3. **Simplify the letters part:**
* We have `(c+d)` on the top and `(c+d) * (c+d)` on the bottom.
* One `(c+d)` from the top can "cancel out" one `(c+d)` from the bottom!
* So, the top `(c+d)` becomes `1`, and the bottom `(c+d)^2` becomes just `(c+d)`.

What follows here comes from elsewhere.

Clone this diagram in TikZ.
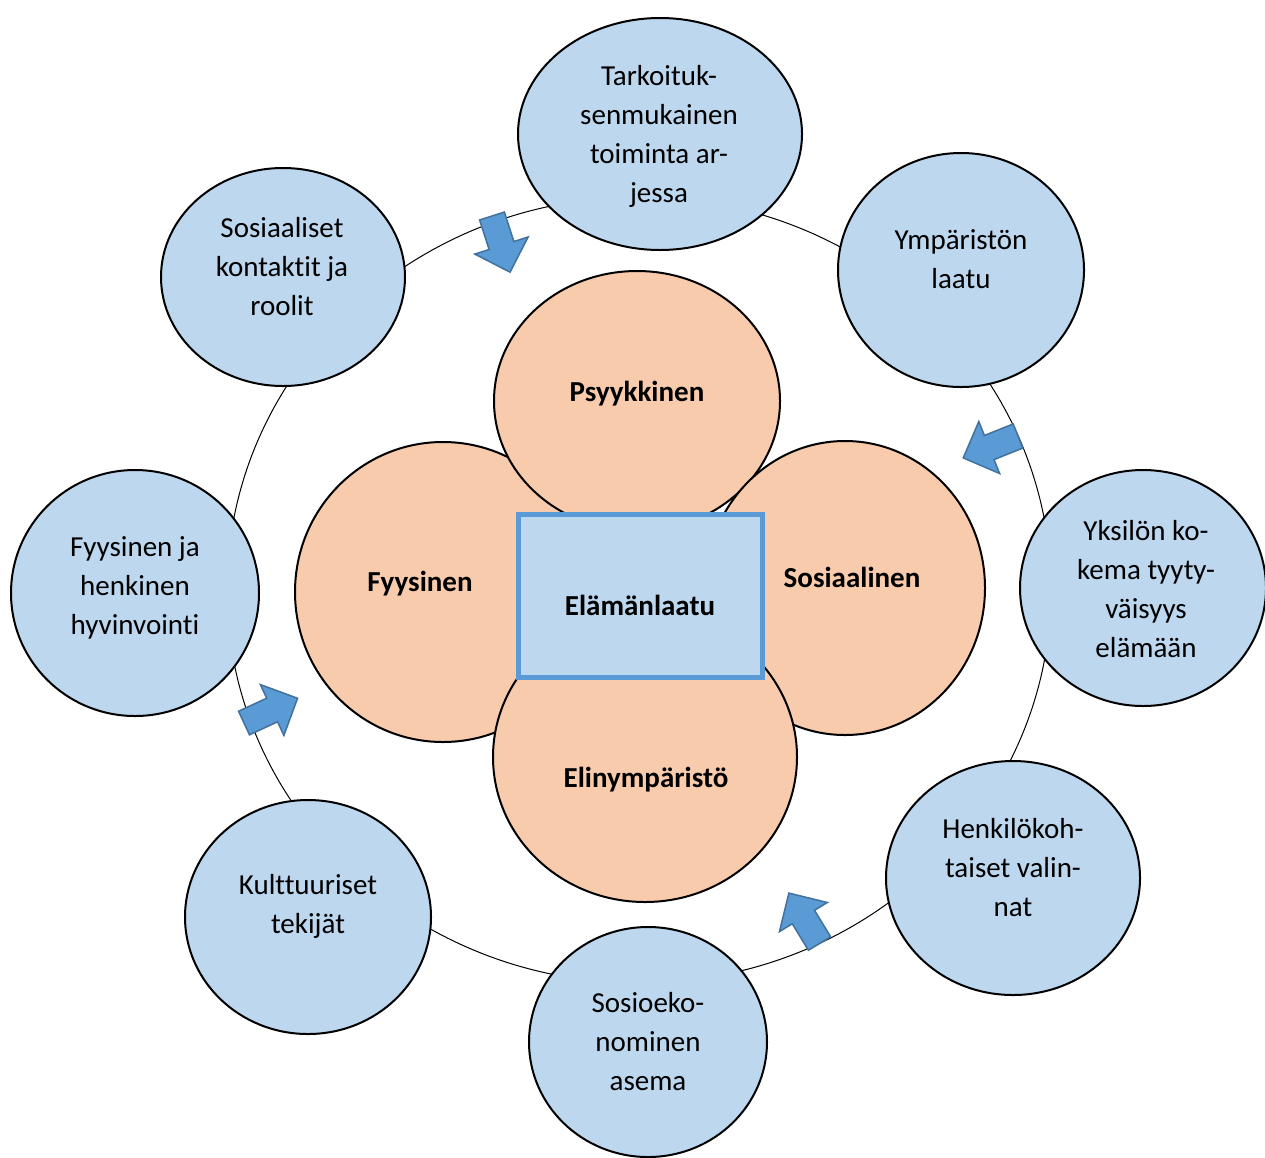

4. **Put it all together for the final answer:**
$$ \frac{2 \cdot 1}{1 \cdot (c+d)} = \frac{2}{c+d} $$

Alternative answer

Answer: $\frac{2}{c+d}$ Explain
This is a question about multiplying fractions and simplifying them by cancelling common factors . The solving step is:

First, remember that when we multiply fractions, we multiply the numbers on top (the numerators) and the numbers on the bottom (the denominators) straight across.

So, we have:
$$\frac{2(c+d)}{3} \cdot \frac{18}{6(c+d)^{2}} = \frac{2(c+d) \cdot 18}{3 \cdot 6(c+d)^{2}}$$

Now, let's group the numbers and the $(c+d)$ parts:
$$\frac{(2 \cdot 18) \cdot (c+d)}{(3 \cdot 6) \cdot (c+d)^{2}}$$

Next, let's multiply the numbers:
$2 \cdot 18 = 36$
$3 \cdot 6 = 18$

So the fraction becomes:
$$\frac{36 \cdot (c+d)}{18 \cdot (c+d)^{2}}$$

Now, we can simplify! Let's look at the numbers first:
We have $36$ on top and $18$ on the bottom. We know that $36$ divided by $18$ is $2$.
So, $\frac{36}{18}$ simplifies to $\frac{2}{1}$.

Then, let's look at the $(c+d)$ parts:
We have $(c+d)$ on top and $(c+d)^2$ on the bottom.
Remember that $(c+d)^2$ means $(c+d) \cdot (c+d)$.
So, we have $\frac{(c+d)}{(c+d) \cdot (c+d)}$.
We can cancel out one $(c+d)$ from the top and one from the bottom. This leaves $1$ on top and $(c+d)$ on the bottom.
So, $\frac{(c+d)}{(c+d)^2}$ simplifies to $\frac{1}{c+d}$.

Now, let's put our simplified number part and variable part together:
$$ \frac{2}{1} \cdot \frac{1}{c+d} = \frac{2 \cdot 1}{1 \cdot (c+d)} = \frac{2}{c+d} $$

And that's our answer in lowest terms!